Just as he did last year, Venezuelan President Nicolás Maduro is starting off the holiday season early to distract from the massive failures of his socialist regime. This time, Maduro is kicking off the holiday season with a "socialist Barbie," which is the same Barbie all children know and love, reduced to a tenth of retail value.

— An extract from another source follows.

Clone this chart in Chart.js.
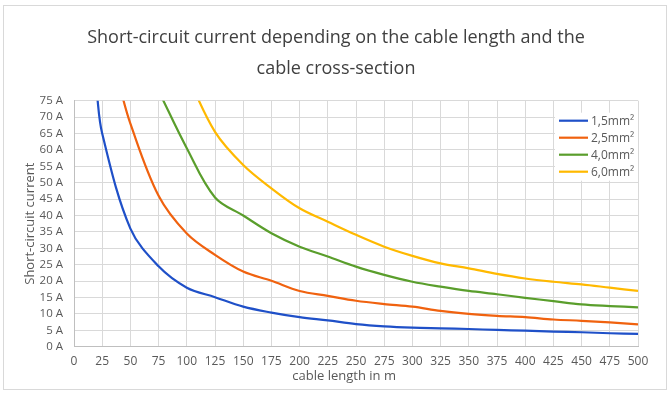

According to Spanish newspaper ABC,
Maduro is using the government's hand to force toy vendors to sell
Barbies—the Mattel brand doll, not off-brand imitations—at a tenth of
their retail price, in order to entice Venezuelans to invest in the OPEC
nation's fledgling market. The price reduction, which allows mothers to
buy one doll for the equivalent of $2.50, has left stores depleted of
their Barbie supply in "minutes." The initiative is part of something
Maduro calls "Happy Christmas." The "integral plan" was launched in
October and will include, according to the President, "national
security, culture, and music."
Maduro has added in announcing the Happy Christmas Plan that reducing
the prices of the doll is an attempt to prevent "speculators" from
"ruining the holiday." Mexican publication El Financiero notes
that Barbie is just the latest product to fall under strict price
regulation from the government. Eggs, milk, flour, and other essentials
have long been under strict price controls that have significantly
damaged the Venezuelan economy, so much so that, earlier this year,
Maduro imposed rations
on the products preventing individuals from buying more than their
allotted supply. Necessarily, goods have become so scarce in this
socialist economy that President Maduro has had to resort to rationing even water.
Many have noted that using the Barbie doll to launch this initiative
appears a strange move for the socialist President. Barbie has been for
decades one of the most identifiable icons of American industry-- the
"Empire" that Maduro claims to so loathe. Hugo Chávez himself was often critical
of the doll, as have been many leftist "feminists" for claiming that
the doll imposes unreasonable beauty standards on small children.
The move also appears to be doing little to curry favor among Venezuela's poor. Andrea Alberto, a woman interviewed by the Mexican Editorial Organization,
said of Maduro as she bought a doll: "he is the reason we are in this
mess to begin with, but I guess I have to admit I am benefitting from
Chavism at the moment," with a shrug.
Last year, Maduro celebrated the holiday season by releasing a "socialist" Christmas carol in which he and a chorus literally sung his own praises.